I’m not really up on the type of variables used in Webcore but I tried.
It appears to me, with Trace on, that the Piston gets to the 2 minute wait. However, as soon as it triggers again it cancels the wait and cycles again.
Am I using the wrong variable?
There are many ways to do this. I would not use a variable here. I would code this as follows…
IF Contact Sensor 2's contact changes to open
Then
With Presence Sensor 1
Do
Send PUSH notification "Back Door is Open"
END With
With Location (Set TCP to NEVER here)
Wait 2 minutes
END With
With Presence Sensor 1
Do
Send PUSH notification "Back Door is Open"
END With
END IF
If you do not want to be notified the second time (if the contact sensor is closed), then it will have to be coded differently.
I’m a complete newbie here, you’ve lost me.
Is the “With Location” and the second “With Presence Sensor 1” new IF statements?
What is TCP?
I only want to be notified when the door is opened, not closed. Repeat notification should only occur after a 2 minute timeout. I want to be alerted when someone comes in, however if the wife goes in and our carrying groceries the repeat notifications will drive me nutz!
Thanks,
Dave
Sorry for throwing you in the deep end. 
Load this piston using the code “simy” and take a look at it in edit mode.
WAIT statements can be quite confusing/frustrating in webcore. Many of us here struggle with them, myself included. If the status of your trigger device (your Contact Sensor 2) changes at all (ie from open to closed) during the 2 minutes WAIT, then the piston halts there and starts execution from the beginning again. That can sometimes work in your favor. In order to keep that from happening, the TCP (Task Cancellation Policy) must be set to NEVER. Search the webcore forum on TCP for lots more information.
The piston I have suggested above will send a PUSH notification if the porch door is opened. It will wait 2 minutes. Then it will check and see if the porch door is still open. If so, it will send a PUSH notification a second time.
Nope. Alerts every time I open the door.
Other examples use variables instead of a timer, I just don’t know what type of variable to use?
Dave
Still alerts. I clicked on the first IF and set it to Never.
Let me repeat my goal just to make sure I was clear.
The door will open and most likely immediately close. I want an alert.
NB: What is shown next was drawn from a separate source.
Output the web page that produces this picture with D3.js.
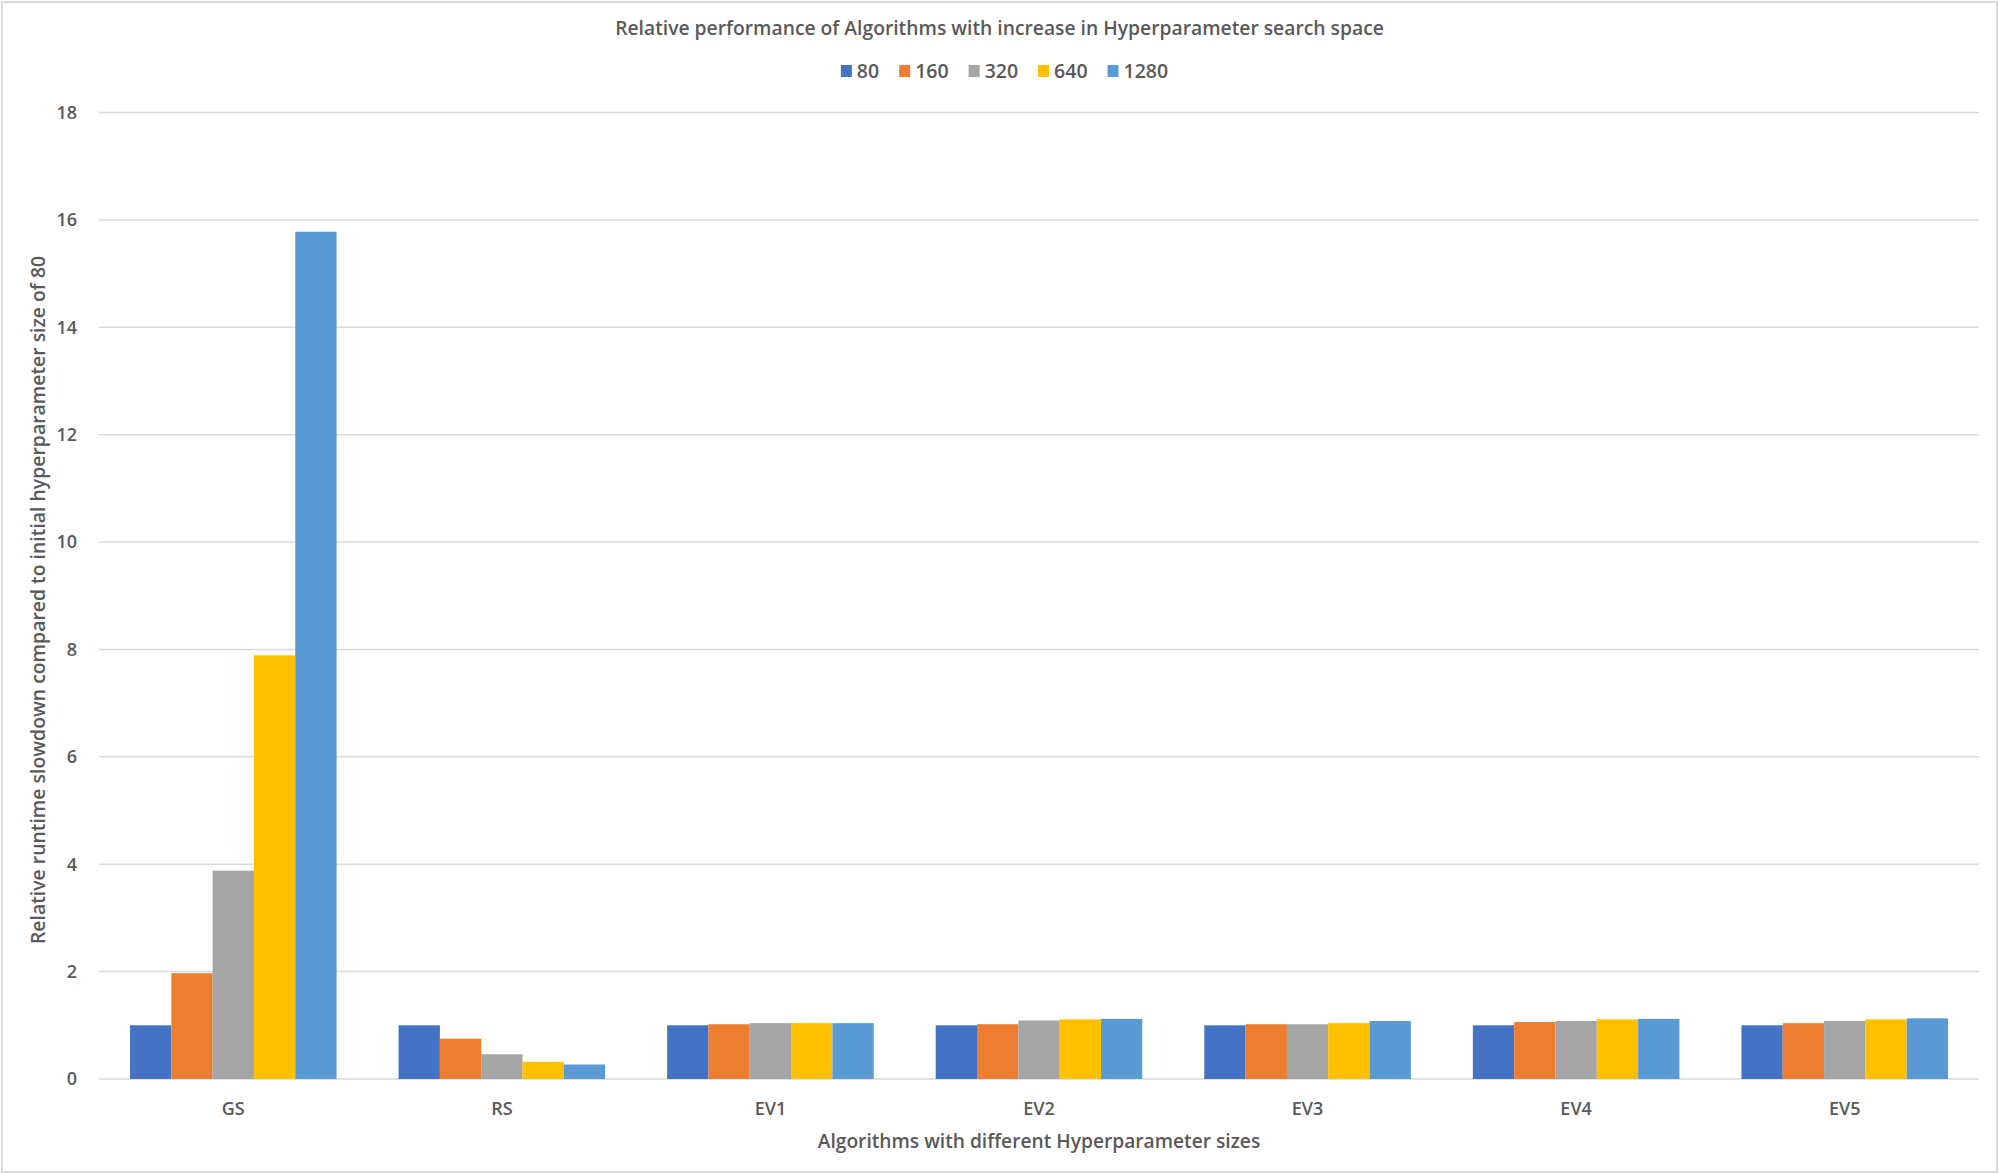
<!DOCTYPE html>
<html>
<head>
<meta charset="utf-8">
<script src="https://cdn.jsdelivr.net/npm/d3@7"></script>
<style>
  html, body { margin: 0; padding: 0; background: #fff; }
  svg text { font-family: "Open Sans", sans-serif; font-weight: 600; fill: #595959; }
</style>
</head>
<body>
<div id="chart"></div>
<script>
var categories = ["GS", "RS", "EV1", "EV2", "EV3", "EV4", "EV5"];
var seriesNames = ["80", "160", "320", "640", "1280"];
var seriesColors = ["#4472C4", "#ED7D31", "#A5A5A5", "#FFC000", "#5B9BD5"];

// one array per series, in category order
var s80   = [1.00, 1.00, 1.00, 1.00, 1.00, 1.00, 1.00];
var s160  = [1.97, 0.75, 1.02, 1.02, 1.02, 1.06, 1.04];
var s320  = [3.88, 0.46, 1.04, 1.09, 1.02, 1.08, 1.08];
var s640  = [7.89, 0.32, 1.04, 1.11, 1.04, 1.11, 1.11];
var s1280 = [15.78, 0.27, 1.04, 1.12, 1.08, 1.12, 1.13];
var seriesValues = [s80, s160, s320, s640, s1280];

var yTicks = [0, 2, 4, 6, 8, 10, 12, 14, 16, 18];

var chartTitle = "Relative performance of Algorithms with increase in Hyperparameter search space";
var xTitle = "Algorithms with different Hyperparameter sizes";
var yTitle = "Relative runtime slowdown compared to initial hyperparameter size of 80";

(function() {
    var W = 1999, H = 1174;
    var plot = { left: 99, right: 1979, top: 112.5, bottom: 1079 };

    var svg = d3.select("#chart").append("svg")
        .attr("width", W)
        .attr("height", H);

    // chart border
    svg.append("rect")
        .attr("x", 2).attr("y", 2)
        .attr("width", W - 4).attr("height", H - 4)
        .attr("fill", "#fff")
        .attr("stroke", "#d9d9d9")
        .attr("stroke-width", 2);

    var y = d3.scaleLinear().domain([0, 18]).range([plot.bottom, plot.top]);
    var x0 = d3.scaleBand().domain(categories).range([plot.left, plot.right]);
    // Excel style gap width of 150%
    var bw = x0.bandwidth() / (seriesNames.length + 1.5);
    var x1 = d3.scaleBand().domain(seriesNames)
        .range([bw * 0.75, x0.bandwidth() - bw * 0.75]);

    // gridlines
    svg.append("g").selectAll("line")
        .data(yTicks)
        .join("line")
        .attr("x1", plot.left).attr("x2", plot.right)
        .attr("y1", function(d) { return y(d); })
        .attr("y2", function(d) { return y(d); })
        .attr("stroke", "#d9d9d9")
        .attr("stroke-width", 1.5);

    // y tick labels
    svg.append("g").selectAll("text")
        .data(yTicks)
        .join("text")
        .attr("x", 77)
        .attr("y", function(d) { return y(d); })
        .attr("dy", "0.35em")
        .attr("text-anchor", "end")
        .attr("font-size", 18)
        .text(function(d) { return d; });

    // bars
    var groups = svg.append("g").selectAll("g")
        .data(categories)
        .join("g")
        .attr("transform", function(d) { return "translate(" + x0(d) + ",0)"; });

    groups.selectAll("rect")
        .data(function(c, ci) {
            return seriesNames.map(function(s, si) {
                return { series: s, color: seriesColors[si], value: seriesValues[si][ci] };
            });
        })
        .join("rect")
        .attr("x", function(d) { return x1(d.series); })
        .attr("width", x1.bandwidth())
        .attr("y", function(d) { return y(d.value); })
        .attr("height", function(d) { return y(0) - y(d.value); })
        .attr("fill", function(d) { return d.color; });

    // category labels
    svg.append("g").selectAll("text")
        .data(categories)
        .join("text")
        .attr("x", function(d) { return x0(d) + x0.bandwidth() / 2; })
        .attr("y", 1109)
        .attr("dy", "0.35em")
        .attr("text-anchor", "middle")
        .attr("font-size", 18)
        .text(function(d) { return d; });

    // titles
    svg.append("text")
        .attr("x", W / 2).attr("y", 28)
        .attr("dy", "0.35em")
        .attr("text-anchor", "middle")
        .attr("font-size", 19.3)
        .text(chartTitle);

    svg.append("text")
        .attr("x", (plot.left + plot.right) / 2).attr("y", 1141)
        .attr("dy", "0.35em")
        .attr("text-anchor", "middle")
        .attr("font-size", 19.2)
        .text(xTitle);

    svg.append("text")
        .attr("transform", "translate(38," + 600 + ") rotate(-90)")
        .attr("dy", "0.35em")
        .attr("text-anchor", "middle")
        .attr("font-size", 19.4)
        .text(yTitle);

    // legend
    var legend = svg.append("g");
    var lx = 0;
    seriesNames.forEach(function(name, i) {
        var item = legend.append("g").attr("transform", "translate(" + lx + ",0)");
        item.append("rect")
            .attr("x", 0).attr("y", -6)
            .attr("width", 11).attr("height", 12)
            .attr("fill", seriesColors[i]);
        var t = item.append("text")
            .attr("x", 16).attr("y", 0)
            .attr("dy", "0.35em")
            .attr("font-size", 19.5)
            .text(name);
        lx += 16 + t.node().getComputedTextLength() + 20;
    });
    var lw = lx - 20;
    legend.attr("transform", "translate(" + (W / 2 + 5 - lw / 2) + ",71)");
})();
</script>
</body>
</html>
If the door opens and closes withing a 2 minute period I do not want an alert.
After 2 minutes start the process over again.
Thanks,
A couple issues. You don’t want to set the value of the boolean in the define statement at top as that sets it every time the piston runs. That is why it alerts every time. Try this one:
As others mentioned there are many ways to do this, I prefer not to use waits. Here is how I would do it. I think this should work.
Sorry to jump in…
I can offer you 2 pistons solution… may not be the best way but try it.
@Boolean : dooropen
Piston 1 - DOOR OPEN
IF door sensor changes to OPEN
AND
IF @dooropen is true
Then
Send message *door opened*
Other piston is:
IF @dooropen changes to TRUE
Wait 2 minutes
Set @dooropen to FALSE@guxdude, @Terminal, @ike2018 Thanks for bailing me out guys. I just could not get the logic correct here. However, can someone explain why the following did not work?
With TCP set at the WAIT, I THOUGHT that the piston would pause until the WAIT was over, even if the contact changed state. But it appears that the piston ran from the top each time the door was open, even if it were less than 2 minutes.
It used to be that way I guess… But maybe some pros can explain this, it is different now.
In this case, I believe the wait sets up another execution in 2 minutes and TCP makes sure that will run but it does not stop the piston from running again in the interim.
That would suggest that you could have multiples of the same piston running in a stack, so to speak.
Would seem that way. In pistons like my arrival piston, I add a ‘cancel all pending tasks’ to make sure things don’t stack up.